Modifications that decrease the scope, such as reducing user licenses, are treated as a partial termination. The ROU asset and Subscription Liability must be reduced proportionately based on the decrease in scope. Any resulting gain or loss from the partial termination is recognized in the income statement.
Throughout the contract term, the ROU asset is amortized, typically on a straight-line basis over the determined contract term. This amortization expense is recognized in the income statement.
The Subscription Liability is accounted for using the effective interest method. Interest expense is recognized each period based on the outstanding liability balance multiplied by the discount rate. The cash payment made to the vendor is split between a reduction of the liability principal and the payment of interest expense.
The resulting ROU asset and Subscription Liability must be clearly presented on the balance sheet, often classified within existing asset and liability categories. The ROU asset is frequently presented with other long-term non-financial assets, such as property and equipment. The Subscription Liability is generally separated into current and noncurrent portions, based on the timing of future principal payments.
On the income statement, the SBITA expenses are bifurcated into two primary components: the amortization expense on the ROU asset and the interest expense on the Subscription Liability.

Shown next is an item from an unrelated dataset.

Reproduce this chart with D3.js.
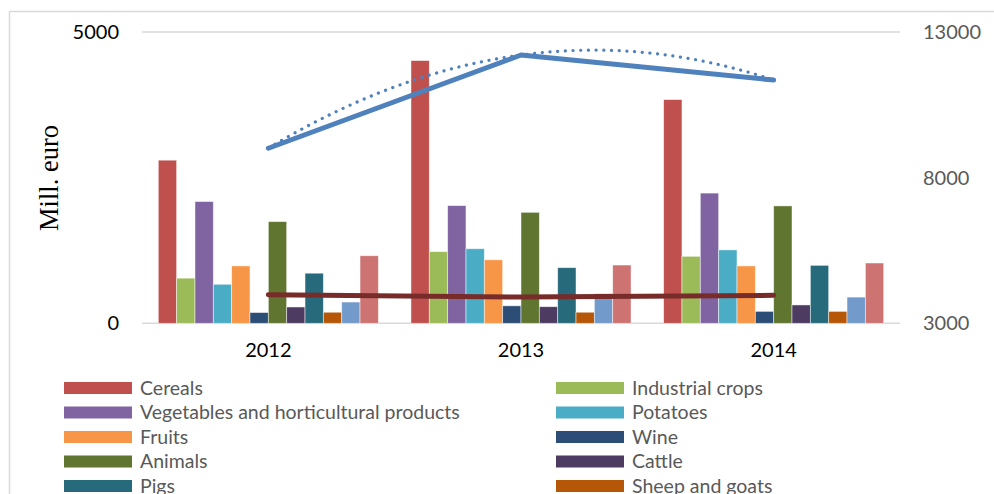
<!DOCTYPE html>
<html><head>
<meta charset="utf-8">
<script src="https://d3js.org/d3.v7.min.js"></script>
<style>
  body { margin: 0; background: #fff; }
  svg { display: block; }
</style>
</head>
<body>
<script>

  // data
  var years = ["2012", "2013", "2014"];
  var seriesNames = ["Cereals", "Industrial crops", "Vegetables and horticultural products", "Potatoes",
                     "Fruits", "Wine", "Animals", "Cattle", "Pigs", "Sheep and goats", "Poultry", "Milk"];
  var seriesColors = ["#C0504D", "#9BBB59", "#8064A2", "#4BACC6", "#F79646", "#2C4D75",
                      "#5F7530", "#4D3B62", "#276A7C", "#B65708", "#729ACA", "#CD7371"];
  var cereals    = [2800, 4510, 3840];
  var industrial = [775, 1230, 1150];
  var vegetables = [2090, 2020, 2235];
  var potatoes   = [670, 1280, 1260];
  var fruits     = [985, 1090, 985];
  var wine       = [185, 300, 205];
  var animals    = [1745, 1905, 2015];
  var cattle     = [280, 285, 315];
  var pigs       = [860, 955, 995];
  var sheep      = [190, 190, 205];
  var poultry    = [365, 510, 450];
  var milk       = [1160, 1000, 1035];
  var barValues = [cereals, industrial, vegetables, potatoes, fruits, wine, animals, cattle, pigs, sheep, poultry, milk];

  // lines on the right axis
  var totalOutput = [9010, 12210, 11350];
  var otherOutput = [3980, 3900, 3960];
  var lineNames = ["Total output (right axis)", "Other output (right axis)", "Poly. (Total output (right axis))"];

  var leftTicks = [0, 5000];
  var rightTicks = [3000, 8000, 13000];

  let width = 994, height = 494;
  let svg = d3.select("body").append("svg").attr("width", width).attr("height", height);

  // chart area frame
  svg.append("rect").attr("x", 9.5).attr("y", 11.5).attr("width", 1000).attr("height", 600)
     .attr("fill", "none").attr("stroke", "#d9d9d9").attr("stroke-width", 1.5);

  let plotLeft = 142, plotRight = 900, plotTop = 32, plotBottom = 323.3;

  let xScale = d3.scaleBand().domain(years).range([plotLeft, plotRight]).paddingInner(0.129).paddingOuter(0.0645);
  let xInner = d3.scaleBand().domain(d3.range(seriesNames.length)).range([0, xScale.bandwidth()]);
  let yLeft = d3.scaleLinear().domain([0, 5000]).range([plotBottom, plotTop]);
  let yRight = d3.scaleLinear().domain([3000, 13000]).range([plotBottom, plotTop]);
  let xCenter = d => xScale(d) + xScale.bandwidth() / 2;

  // gridlines (only the major ones)
  leftTicks.forEach(t => {
    svg.append("line").attr("x1", plotLeft).attr("x2", plotRight).attr("y1", yLeft(t)).attr("y2", yLeft(t))
       .attr("stroke", "#d9d9d9").attr("stroke-width", 1.5);
  });

  // bars
  barValues.forEach((vals, s) => {
    svg.append("g").selectAll("rect").data(vals).enter().append("rect")
      .attr("x", (d, i) => xScale(years[i]) + xInner(s))
      .attr("y", d => yLeft(d))
      .attr("width", xInner.bandwidth())
      .attr("height", d => yLeft(0) - yLeft(d))
      .attr("fill", seriesColors[s])
      .attr("stroke", "#fff").attr("stroke-opacity", 0.6).attr("stroke-width", 0.8);
  });

  // lines
  let line = d3.line().x((d, i) => xCenter(years[i])).y(d => yRight(d));
  svg.append("path").datum(otherOutput).attr("d", line).attr("fill", "none")
     .attr("stroke", "#772C2A").attr("stroke-width", 5).attr("stroke-linecap", "round").attr("stroke-linejoin", "round");
  svg.append("path").datum(totalOutput).attr("d", line).attr("fill", "none")
     .attr("stroke", "#4F81BD").attr("stroke-width", 5).attr("stroke-linecap", "round").attr("stroke-linejoin", "round");

  // 2nd order polynomial trendline on the total (through the 3 points, like the spreadsheet does)
  let x0 = 1, x1 = 2, x2 = 3, y0 = totalOutput[0], y1 = totalOutput[1], y2 = totalOutput[2];
  let poly = t => y0 * (t - x1) * (t - x2) / ((x0 - x1) * (x0 - x2))
                + y1 * (t - x0) * (t - x2) / ((x1 - x0) * (x1 - x2))
                + y2 * (t - x0) * (t - x1) / ((x2 - x0) * (x2 - x1));
  let step = xScale.step();
  let trend = d3.range(0, 61).map(k => {
    let t = 1 + k / 30;
    return [xCenter(years[0]) + (t - 1) * step, yRight(poly(t))];
  });
  svg.append("path").datum(trend).attr("d", d3.line()).attr("fill", "none")
     .attr("stroke", "#4F81BD").attr("stroke-width", 3.2).attr("stroke-linecap", "round")
     .attr("stroke-dasharray", "0.1 7.6");

  // axes
  let axisLeft = svg.append("g").attr("transform", "translate(" + plotLeft + ",0)")
      .call(d3.axisLeft(yLeft).tickValues(leftTicks).tickFormat(d3.format("d")).tickSize(0).tickPadding(23));
  let axisRight = svg.append("g").attr("transform", "translate(" + plotRight + ",0)")
      .call(d3.axisRight(yRight).tickValues(rightTicks).tickFormat(d3.format("d")).tickSize(0).tickPadding(23));
  let axisBottom = svg.append("g").attr("transform", "translate(0," + plotBottom + ")")
      .call(d3.axisBottom(xScale).tickSize(0).tickPadding(20));
  svg.selectAll(".domain").attr("stroke", "none");
  svg.selectAll(".tick text").attr("font-family", "Lato, sans-serif").attr("font-size", 20);
  axisLeft.selectAll("text").attr("fill", "#000");
  axisRight.selectAll("text").attr("fill", "#595959");
  axisBottom.selectAll("text").attr("fill", "#000");

  svg.append("text").attr("transform", "translate(58,178) rotate(-90)")
     .attr("text-anchor", "middle").attr("font-family", "'Liberation Serif', serif").attr("font-size", 26.5)
     .attr("fill", "#000").text("Mill. euro");

  // legend, two columns
  let legendItems = seriesNames.map((n, i) => ({ name: n, color: seriesColors[i], type: "bar" }))
      .concat([{ name: lineNames[0], color: "#4F81BD", type: "line" },
               { name: lineNames[1], color: "#772C2A", type: "line" },
               { name: lineNames[2], color: "#4F81BD", type: "dot" }]);
  legendItems.forEach((d, i) => {
    let col = i % 2, row = Math.floor(i / 2);
    let gx = col === 0 ? 64 : 556, gy = 388 + row * 24.5;
    let g = svg.append("g").attr("transform", "translate(" + gx + "," + gy + ")");
    if (d.type === "bar") {
      g.append("rect").attr("x", 0).attr("y", -6).attr("width", 68).attr("height", 12).attr("fill", d.color);
    } else {
      g.append("line").attr("x1", 2).attr("x2", 66).attr("y1", 0).attr("y2", 0).attr("stroke", d.color)
       .attr("stroke-width", d.type === "dot" ? 3 : 5).attr("stroke-dasharray", d.type === "dot" ? "0.1 7" : null)
       .attr("stroke-linecap", "round");
    }
    g.append("text").attr("x", 76).attr("y", 6.5).attr("font-family", "Lato, sans-serif").attr("font-size", 19.5)
     .attr("fill", "#595959").text(d.name);
  });

</script>
</body>
</html>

Entities are required to provide comprehensive qualitative and quantitative disclosures in the financial statement notes. Quantitative disclosures must include a maturity analysis of the Subscription Liability, detailing the undiscounted cash flows for the next five years and the total thereafter. The weighted-average remaining contract term and the weighted-average discount rate used in the present value calculations must also be disclosed. Qualitative disclosures must describe the nature of the SBITAs, the basis for determining the contract term, and the judgments made in allocating the contract price.